FEEDBACKS BETWEEN TECTONICS AND VOLCANISM ALONG THE VOLCANIC ARC OF NEW ZEALAND
The onshore part of the arc-rift system can be divided in three sectors, based on magma composition, and on the spatial relationships between active volcanism and faulting. In the northern sector, andesitic volcanism occurs at the eastern margin of the rift, and further north transitions into a well-established back-arc basin (the Havre trough). In the central sector, rhyolitic volcanic centres alternate with fault-dominated rift segments, along the axis of the rift. In the southern sector, the andesitic volcanoes are located along the axis of the rift. The northern and central sectors of the rift/arc system are more evolved (~2 Ma old) than the southern sector (~400-300 ka old). In the central sector, rhyolite volcanism now dominates over an earlier andesitic phase, and faulting and volcanism have migrated towards the rift axis.
While the regional location of volcanism and the general eastward migration tendency of volcanism and faulting is controlled by plate tectonics (location of the 100-km depth contour of the subducting slab and slab rollback), it is also likely that crustal thinning associated with extension, as the Havre trough propagated from oceanic into continental crust, dictated the initial location of volcanism and faulting. Also the spatial coincidence of the volcanic arc and rift axis with a major basement structure in the southern, less evolved sector suggests basement structure control on localisation of volcanism at its initial stages.
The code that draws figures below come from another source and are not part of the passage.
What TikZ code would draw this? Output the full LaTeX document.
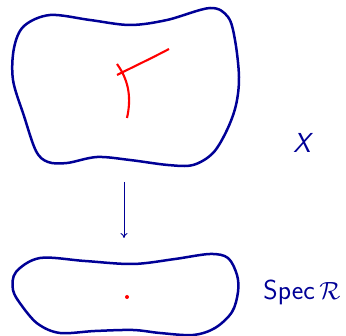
\documentclass[tikz,border=0pt]{standalone}
\usepackage{amsmath}
\usetikzlibrary{arrows.meta}
\definecolor{navy}{RGB}{0,0,150}
\tikzset{
  blob/.style={draw=navy,line width=2.5pt,line join=round},
  fibre/.style={draw=red,line width=2.1pt},
  mapto/.style={draw=navy,line width=0.9pt,-{To[length=5pt,width=7pt]}},
  lbl/.style={text=navy,font=\sffamily\fontsize{27.5}{32}\selectfont,inner sep=0pt}
}
\begin{document}
\begin{tikzpicture}[x=1pt,y=-1pt]
\useasboundingbox (0,0) rectangle (346,336);
% top blob X
\draw[blob] plot[smooth cycle,tension=0.55] coordinates {
 (50,15) (90,20) (130,25) (167,20) (210,8) (228,17) (235,40) (239,77) (236,105)
 (227,130) (213,153) (193,165) (168,165) (130,160) (97,157) (67,163) (48,162)
 (36,151) (24,116) (13,80) (14,48) (24,26)};
% red curves
\draw[fibre] (117,75) .. controls (135,66) and (152,58) .. (169,49);
\draw[fibre] (117,64) .. controls (130,82) and (131,100) .. (127,118);
% bottom blob Spec R
\draw[blob] plot[smooth cycle,tension=0.55] coordinates {
 (40,258) (85,261) (133,264) (175,259) (210,254) (228,258) (237,275) (238,292)
 (232,312) (215,328) (193,335) (160,333) (133,330) (95,331) (60,333) (38,324)
 (22,306) (13,290) (16,272)};
\fill[red] (127,297) circle (2);
% arrow
\coordinate (a1) at (124,182);
\coordinate (a2) at (124,238);
\draw[mapto] (a1) -- (a2);
% labels
\node[lbl] (X) at (302,143) {\itshape X};
\node[lbl] (S) at (302,292) {Spec\,$\mathcal{R}$};
\end{tikzpicture}
\end{document}
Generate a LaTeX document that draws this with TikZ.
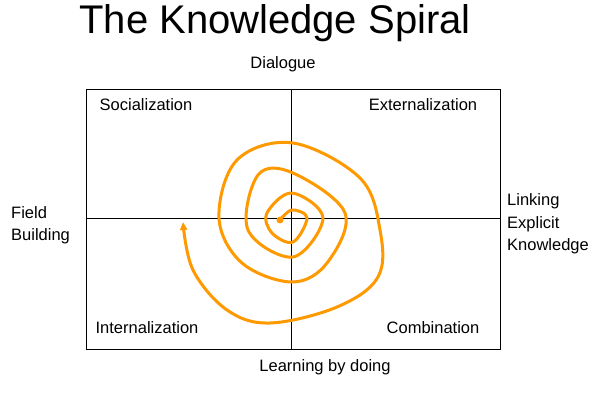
\documentclass[tikz,border=0pt]{standalone}
\usepackage{fontspec}
\setmainfont{Liberation Sans}
\usetikzlibrary{arrows.meta}
\definecolor{sporange}{RGB}{255,153,0}
\begin{document}
\begin{tikzpicture}[x=1pt,y=-1pt,
  lbl/.style={font=\fontsize{16.5}{18}\selectfont, inner sep=0pt},
  spiral/.style={draw=sporange, line width=3pt, line cap=round, line join=round}]
\useasboundingbox (0,0) rectangle (600,403);
\node[font=\fontsize{40}{44}\selectfont, inner sep=0pt] (title) at (275,23) {The Knowledge Spiral};
\draw[line width=1pt] (86,90) rectangle (500,350);
\coordinate (t) at (291,90); \coordinate (b) at (291,350);
\coordinate (l) at (86,219); \coordinate (r) at (500,219);
\draw[line width=1pt] (t) -- (b) (l) -- (r);
\node[lbl] (dl) at (283,64) {Dialogue};
\node[lbl] (so) at (146,105) {Socialization};
\node[lbl] (ex) at (423,105) {Externalization};
\node[lbl] (in) at (147,328) {Internalization};
\node[lbl] (co) at (433,328) {Combination};
\node[lbl] (lb) at (325,367) {Learning by doing};
\node[lbl, anchor=west, align=left, font=\fontsize{16.5}{22}\selectfont] (fb) at (11,225) {Field\\Building};
\node[lbl, anchor=west, align=left, font=\fontsize{16.5}{22.5}\selectfont] (le) at (507,224) {Linking\\Explicit\\Knowledge};
\fill[sporange] (280,220) circle (3.5);
\draw[spiral, -{Triangle[length=8pt,width=7pt]}] plot[smooth, tension=0.6] coordinates {
(280,220) (292,210) (307,218) (293,242) (272,233) (267,213) (292,193) (323,218)
(293,257) (248,230) (258,175) (293,173) (345,213) (327,263) (292,282) (242,263)
(219,218) (237,160) (293,143) (360,178) (380,230) (378,277) (337,307) (270,323)
(227,310) (193,270) (183,222)};
\end{tikzpicture}
\end{document}
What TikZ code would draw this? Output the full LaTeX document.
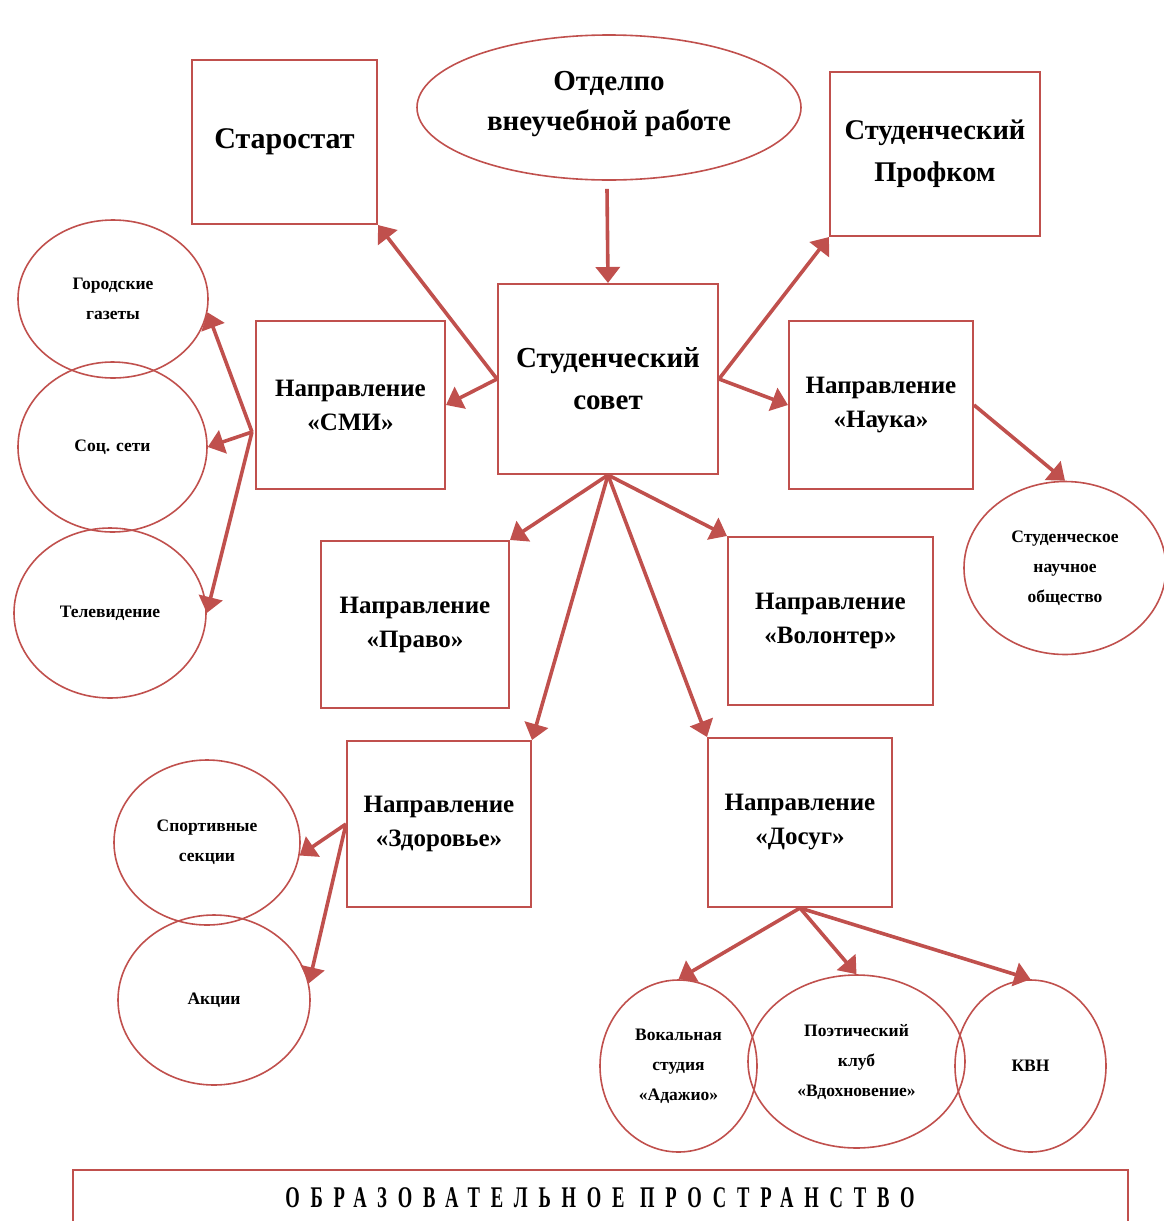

In the more evolved, rhyolitic sector of the arc, the spatial pattern of volcanic centres and faulting suggests that heat flow and voluminous rhyolitic centres have localised faulting between the volcanic centres. In the southernmost, young, andesitic sector, volcanism is not voluminous, the crust has not been thinned and bedrock controls are important to the continued development of the volcanic arc and the rift.